Cat microchipping is largely mandatory in Australia

There are six states and two territories in the Commonwealth of Australia. I will call these non-federal legislatures. Of these eight legislatures, six have mandatory micro-chipping of domestic cats. The two that don't are the Northern Territory and Tasmania.

Photo: Pixabay.

Tasmania has mandatory micro-chipping of dogs but not yet for cats. Although cat owners are encouraged to have their cat microchip and sterilised if they are over six months of age. There are plans to phase in obligatory micro-chipping by amending the Cat Management Act 2009. The introduction of the law is planned to be at the end of 2021.

As for the Northern Territory, although micro-chipping is not compulsory, it is compulsory if a citizen lives within the city of Darwin as part of the council's animal management by-laws.

As I understand it, in each case where micro-chipping of cats is mandatory in Australia the law is triggered when a cat or dog is sold or transferred before the age of 12 weeks. 

You can read more if you wish on this topic by clicking on this link which opens a new window and take you to the main website.

Comment: governments, both federal and local of various types throught the developed workd are gradually coming around to the idea that compulsory micro-chipping should be obligatory within their jurisdiction.
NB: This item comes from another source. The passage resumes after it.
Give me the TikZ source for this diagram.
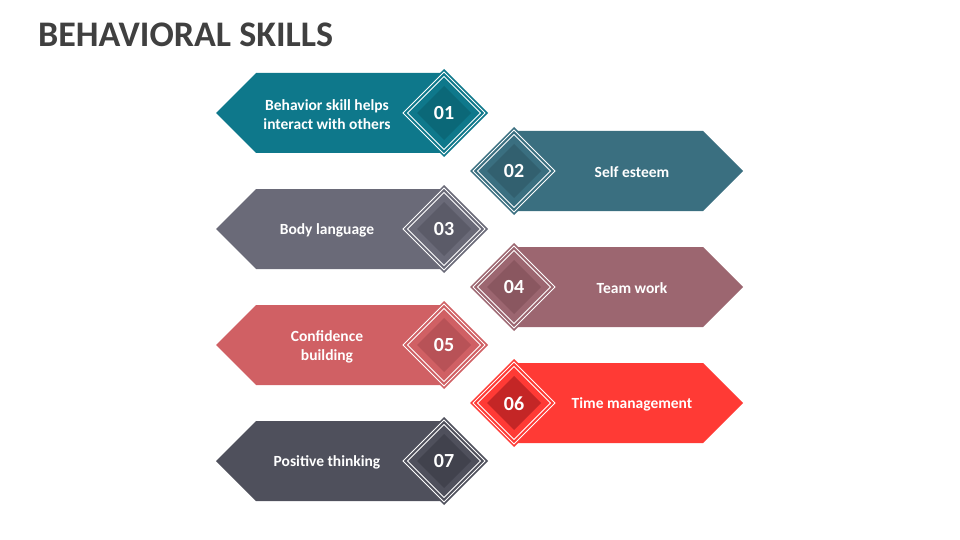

This applies to the UK where there are advanced plans to make micro-chipping obligatory for domestic cats. It is already obligatory for dogs. The reason? To better control cat ownership, to enforce better responsibility in cat caretaking, and to reunite owners with their loss cats and finally to reunite owners with deceased cats who have been killed on the roads. There are other indirect benefits for compulsory micro-chipping which don't come to mind immediately but will no doubt surface once the law is in force.